The controversial findings below
- [8]Despite noting that the respondents did not dispute that the damage caused to the gearbox of the prime mover by not removing the tail shaft in the circumstances (“the conduct”) was reasonably foreseeable, and that “the standard and test of negligence is an objective one”[7], the learned Magistrate proceeded to state that he was not convinced that the respondents “ought to reasonably have foreseen that their conduct in towing the Volvo without first disengaging the tail shaft may be likely to cause loss or damage to the [appellant]”[8]. Ultimately he found that the respondents did not owe the appellants a duty of care and stated further that had he found such a duty of care existed, that the appellant had failed to establish a breach of that duty having regard to s 9 of the Civil Liability Act 2003 (“CLA”).
- [9]The learned Magistrate also dismissed the appellant’s claim in contract against the second respondent. He concluded that:-
“There is no evidence from the [appellant] as to the consideration for the service to be provided, there is no evidence from the [appellant] of an intention to enter into legal relations with the [second respondent], there is no evidence of the terms of a contract, and there is little evidence of offer and acceptance.”[9]
- [10]In reaching the conclusions set out above, the learned Magistrate relied heavily on the fact that the actual price to be charged for the towing service provided by the second respondent was not the subject of any negotiations, much less any agreement between the parties. A number of extracts from the transcript of the hearing are quoted in this regard,[10] and I will address these subsequently. It is clear that the second respondent charged for the service at the same hourly rate that it charged the appellant to tow the prime mover on a subsequent occasion[11] and that the appellant paid for the service.[12]
The appellant’s claim in negligence
- [11]The issues in dispute are what duty, if any, did the respondents owe the appellant and whether it was breached.
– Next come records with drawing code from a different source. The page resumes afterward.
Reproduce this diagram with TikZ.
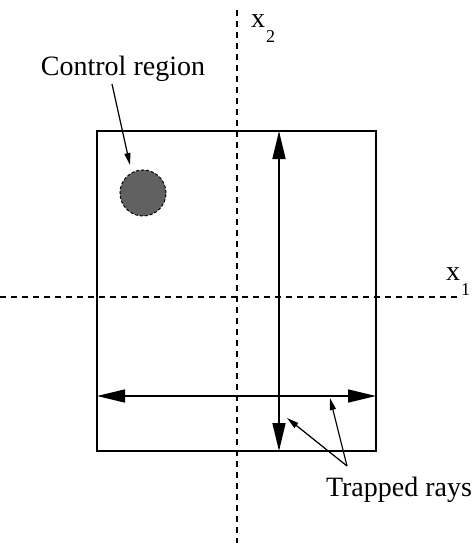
\documentclass[tikz,border=0pt]{standalone}
\usepackage{fontspec}
\setmainfont{Liberation Serif}
\usetikzlibrary{arrows.meta}
\begin{document}
\begin{tikzpicture}[x=1pt,y=-1pt,
  axis/.style={dashed,line width=1.3pt,dash pattern=on 6pt off 5pt},
  frame/.style={line width=1.3pt},
  ray/.style={line width=1.6pt,{Triangle[length=28pt,width=13pt]}-{Triangle[length=28pt,width=13pt]}},
  pointer/.style={line width=1.2pt,-{Triangle[length=12pt,width=6pt]}},
  lbl/.style={font=\fontsize{28}{30}\selectfont,inner sep=0pt}]
\useasboundingbox (0,0) rectangle (474,543);
% axes
\coordinate (v1) at (237,10); \coordinate (v2) at (237,543);
\coordinate (h1) at (0,297); \coordinate (h2) at (462,297);
\draw[axis] (v1) -- (v2);
\draw[axis] (h1) -- (h2);
% box
\node[frame,draw,minimum width=279pt,minimum height=320pt,inner sep=0pt] (box) at (236.5,291) {};
% rays
\coordinate (vt) at (279,131); \coordinate (vb) at (279,451);
\coordinate (hl) at (97,396); \coordinate (hr) at (376,396);
\draw[ray] (vb) -- (vt);
\draw[ray] (hl) -- (hr);
% control region
\node[circle,draw,dash pattern=on 3pt off 2pt,fill=black!62,minimum size=46pt,inner sep=0pt,line width=1pt] (ctrl) at (143,193) {};
\node[lbl] (clabel) at (123,69) {Control region};
\coordinate (cp) at (112,84);
\draw[pointer] (cp) -- (130,165);
% axis labels
\node[lbl,anchor=base west] (x2) at (251,28) {x};
\node[font=\fontsize{18}{20}\selectfont,inner sep=0pt,anchor=base west] (s2) at (266,43) {2};
\node[lbl,anchor=base west] (x1) at (446,280) {x};
\node[font=\fontsize{18}{20}\selectfont,inner sep=0pt,anchor=base west] (s1) at (461,295) {1};
% trapped rays
\node[lbl] (tlabel) at (399,490) {Trapped rays};
\coordinate (tp) at (347,466);
\draw[pointer] (tp) -- (287,418);
\draw[pointer] (tp) -- (330,398);
\end{tikzpicture}
\end{document}
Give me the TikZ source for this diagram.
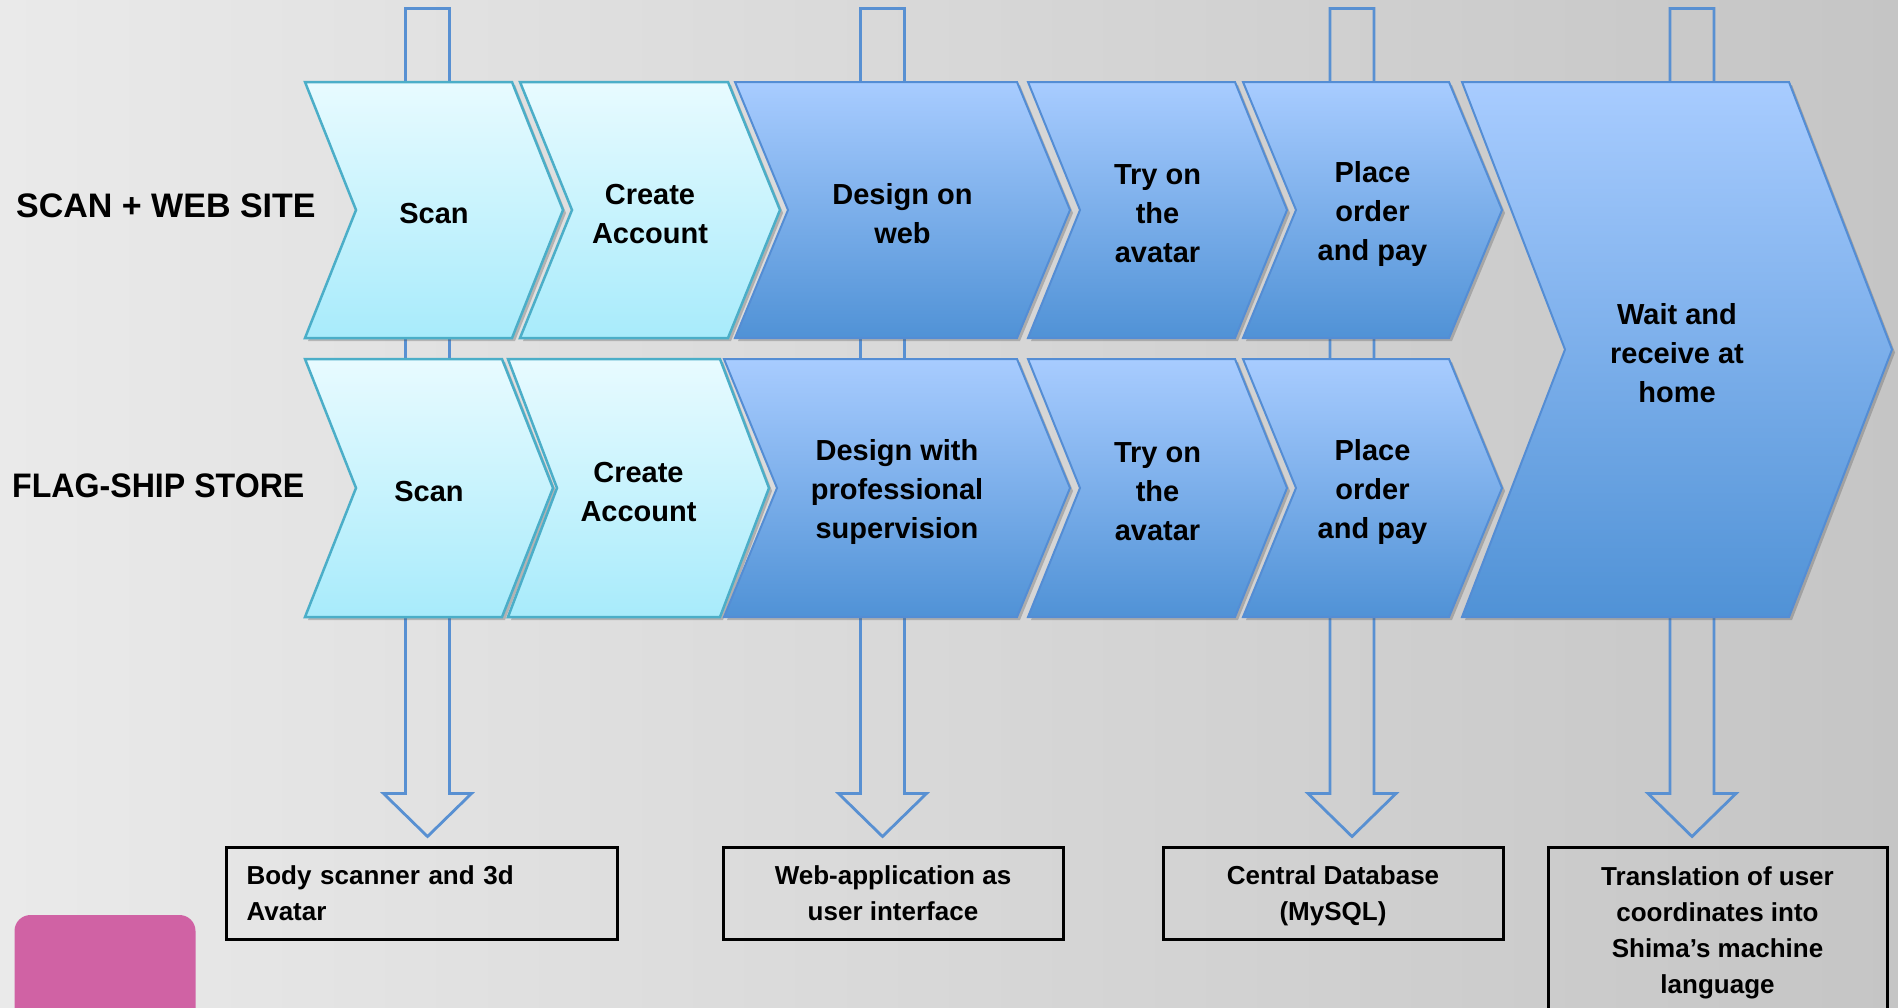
\documentclass[tikz,border=0pt]{standalone}
\usepackage{fontspec}
\setmainfont{Liberation Sans}
\usetikzlibrary{calc,shadows}
\definecolor{bgL}{RGB}{234,234,234}
\definecolor{bgR}{RGB}{197,197,197}
\definecolor{ltTop}{RGB}{232,251,255}
\definecolor{ltBot}{RGB}{168,235,251}
\definecolor{ltLine}{RGB}{75,174,200}
\definecolor{dkTop}{RGB}{168,204,255}
\definecolor{dkBot}{RGB}{80,146,214}
\definecolor{dkLine}{RGB}{84,141,212}
\definecolor{arrowBlue}{RGB}{88,144,210}
\definecolor{pinkish}{RGB}{208,98,164}
\tikzset{
 chevshadow/.style={drop shadow={shadow xshift=3pt, shadow yshift=-3pt, opacity=0.3, fill=black!70}},
 lightchev/.style={chevshadow, draw=ltLine, line width=2.5pt, top color=ltTop, bottom color=ltBot, line join=miter},
 darkchev/.style={chevshadow, draw=dkLine, line width=2pt, top color=dkTop, bottom color=dkBot, line join=miter},
 chevtext/.style={font=\bfseries\fontsize{29}{39}\selectfont, align=center, text=black, inner sep=0pt},
 rowlabel/.style={font=\bfseries\fontsize{34}{40}\selectfont, inner sep=0pt, text=black},
 infobox/.style={draw=black, line width=3pt, font=\bfseries\fontsize{26}{36}\selectfont, align=center, inner sep=0pt},
 hollow/.style={draw=arrowBlue, line width=2.8pt, line join=miter},
 pinkbox/.style={fill=pinkish, rounded corners=16pt, minimum width=181pt, minimum height=120pt, inner sep=0pt}
}
% #1 name, #2 x left, #3 x top-right, #4 y top, #5 y bottom, #6 depth, #7 style
\newcommand{\chevshape}[7]{%
 \path[#7] (#2,#4) -- (#3,#4) -- ({#3+#6},{(#4+#5)/2}) -- (#3,#5) -- (#2,#5) -- ({#2+#6},{(#4+#5)/2}) -- cycle;
 \coordinate (#1) at ({(#2+#3+#6)/2},{(#4+#5)/2+4});}
% #1 top coordinate, #2 target box node
\newcommand{\hollowarrow}[2]{%
 \draw[hollow] ($(#1)+(-22,0)$) -- ($(#1 |- #2.north)+(-22,-52)$) -- ($(#1 |- #2.north)+(-44,-52)$)
   -- ($(#1 |- #2.north)+(0,-9)$) -- ($(#1 |- #2.north)+(44,-52)$) -- ($(#1 |- #2.north)+(22,-52)$)
   -- ($(#1)+(22,0)$) -- cycle;}
\begin{document}
\begin{tikzpicture}[x=1pt,y=-1pt]
\useasboundingbox (0,0) rectangle (1898,1007);
\clip (0,0) rectangle (1898,1007);
\shade[left color=bgL, right color=bgR] (0,0) rectangle (1898,1007);

% info boxes
\node[infobox, minimum width=391pt, minimum height=92pt, text width=350pt, align=left] (box1) at (421.5,893) {Body scanner and 3d\\Avatar};
\node[infobox, minimum width=340pt, minimum height=92pt] (box2) at (893,893) {Web-application as\\user interface};
\node[infobox, minimum width=340pt, minimum height=92pt] (box3) at (1333,893) {Central Database\\\smash{(MySQL)}};
\node[infobox, minimum width=339pt, minimum height=166pt] (box4) at (1717.5,930) {Translation of user\\coordinates into\\Shima’s machine\\\smash{language}};

% arrow top ends
\coordinate (t1) at (427.5,8.5);
\coordinate (t2) at (882.5,8.5);
\coordinate (t3) at (1352,8.5);
\coordinate (t4) at (1692,8.5);
\hollowarrow{t1}{box1}
\hollowarrow{t2}{box2}
\hollowarrow{t3}{box3}
\hollowarrow{t4}{box4}

% top row
\chevshape{cScanA}{305}{512}{82}{338}{51}{lightchev}
\chevshape{cCreateA}{520}{728}{82}{338}{52}{lightchev}
\chevshape{cDesignA}{735}{1017}{82}{338}{53}{darkchev}
\chevshape{cTryA}{1028}{1235}{82}{338}{52}{darkchev}
\chevshape{cPlaceA}{1243}{1449}{82}{338}{53}{darkchev}
\chevshape{cWait}{1462}{1789}{82}{617}{103}{darkchev}
% bottom row
\chevshape{cScanB}{305}{502}{359}{617}{51}{lightchev}
\chevshape{cCreateB}{508}{720}{359}{617}{49}{lightchev}
\chevshape{cDesignB}{724}{1017}{359}{617}{53}{darkchev}
\chevshape{cTryB}{1028}{1235}{359}{617}{52}{darkchev}
\chevshape{cPlaceB}{1243}{1449}{359}{617}{53}{darkchev}

\node[chevtext] (tScanA) at (cScanA) {Scan};
\node[chevtext] (tCreateA) at (cCreateA) {Create\\Account};
\node[chevtext] (tDesignA) at (cDesignA) {Design on\\web};
\node[chevtext] (tTryA) at (cTryA) {Try on\\the\\avatar};
\node[chevtext] (tPlaceA) at (cPlaceA) {Place\\order\\and pay};
\node[chevtext] (tWait) at (cWait) {Wait and\\receive at\\home};
\node[chevtext] (tScanB) at (cScanB) {Scan};
\node[chevtext] (tCreateB) at (cCreateB) {Create\\Account};
\node[chevtext] (tDesignB) at (cDesignB) {Design with\\professional\\supervision};
\node[chevtext] (tTryB) at (cTryB) {Try on\\the\\avatar};
\node[chevtext] (tPlaceB) at (cPlaceB) {Place\\order\\and pay};

% row labels
\node[rowlabel, anchor=base west] (lab1) at (16,217) {SCAN + WEB SITE};
\node[rowlabel, anchor=base west] (lab2) at (12,497) {\addfontfeature{FakeStretch=0.945}FLAG-SHIP STORE};

% pink square
\node[pinkbox] (pink) at (105,975) {};
\end{tikzpicture}
\end{document}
The other elements of a cause of action in negligence are clearly established on the findings of the learned Magistrate set out earlier.
- [12]On behalf of the respondents it is submitted that they owed no duty to the appellant as they merely agreed to help out the owner of the broken down prime mover by towing it to the auto electrician in Ravenshoe. The difficulty with this proposition is that they did so on a commercial basis. So much is clear not only from exhibit 8 but also from the tenor of the oral evidence quoted at pages 10 and 11 of the reasons for judgment. Although Mr Kidner stated that he may have provided the service as a favour for someone he knew, he stressed that he did not know Mr Hare. He intended to charge Mr Hare an hourly rate having regard to commercial considerations. This is exactly what he ultimately did. The overall tenor of this evidence is not in my view altered by an equivocal answer given to a series of leading questions in re-examination by counsel for the respondents which is quoted at the top of page 11 of the reasons for judgment.
- [13]As noted above, the respondents presented themselves to the appellant as having the requisite skill and capacity to transport the prime mover to Ravenshoe. At no time was it represented to the appellant that they were not in the business of providing towing services for reward. At no time was it represented to the appellant that they had no experience of towing Volvo prime movers. Mr Hare was vulnerable, he told Mr Kidner that he was relying on the second respondent to transport the broken down prime mover, he told the first respondent he had never done it before. Whatever the learned Magistrate meant by “a collaborative effort”, it must be seen in this context. In assuming responsibility for transporting the prime mover in these circumstances the respondents did indeed owe the appellant a duty of care. Following Imbree v McNeilly[13] the standard of care owed to the appellant was that of the “reasonable tower”.
- [14]In determining whether the respondents breached this duty s 9 of the CAA must be taken into account. Of particular relevance to the facts before me is s 9(1)(c) which provides that a person does not breach a duty to take precautions against the risk of harm unless “in the circumstances, a reasonable person in the position of the person would have taken the precautions”. Having regard to the acknowledged foreseeability of risk of damage to the gearbox of the prime mover in the circumstances, together with the presence of warnings in the manual and possibly also in the cab of this risk, I am of the view that the respondents breached the duty of care they owed the appellant.
- [15]The appellant has therefore established negligence on the part of the respondents.
The appellant’s claim in contract
- [16]As noted above, the learned Magistrate dismissed the appellant’s claim in contract on a number of bases. Firstly, he concluded that there was no consideration for the service provided to the appellant. As discussed above, the tenor of the evidence quoted in this regard together with exhibits 8 and 9 do not support such a conclusion. Secondly, he concluded that there was no evidence of an intention to enter into legal relations. Such a finding is not supported by the evidence referred to above either. This was a commercial arrangement which Mr Kidner expressly stated was different to doing a favour to someone he knew.[14] Thirdly, the learned Magistrate concluded that there was no evidence of the terms of a contract. On the contrary, it is clear from the totality of the evidence quoted above that the contract was in terms that the second respondent was to tow the prime mover to the premises of the auto electrician in Ravenshoe for a reasonable hourly rate of remuneration. Courts have been willing to imply terms such as these. In the context of towing and storage fees a similar term was implied in AAMI v Eastwood Towing & Auto Salvage Pty Ltd.[15] Finally, the learned Magistrate concluded that there was little evidence of offer and acceptance. Again the totality of the evidence set out above makes it clear that the second respondent offered to tow the prime mover and the appellant accepted the offer.
- [17]It follows that the appellant is also entitled to succeed in its contract claim against the second respondent.
Orders
- [18]Regrettably, the learned Magistrate did not proceed to assess damages in the event he was found to have erred in respect of his findings as to the appellant’s causes of action. It will therefore be necessary to remit the claim to the Magistrates Court for the damages to be assessed.
- [19]I make the following orders:-
- The appeal is allowed.
- The judgment of the Magistrates Court at Atherton dated 4 June 2007 is set aside.
- The costs order dated 3 July 2007 is set aside.
- Judgment be entered for the appellant in respect of its claim in negligence and in respect of its claim in contract.
- The claim be remitted to the Magistrates Court at Atherton for an assessment of the appellant’s damages.
- The respondents pay the appellant’s costs of and incidental to the claim and the appeal on the standard basis.
- There be liberty to apply on two clear days notice by any party to the other parties.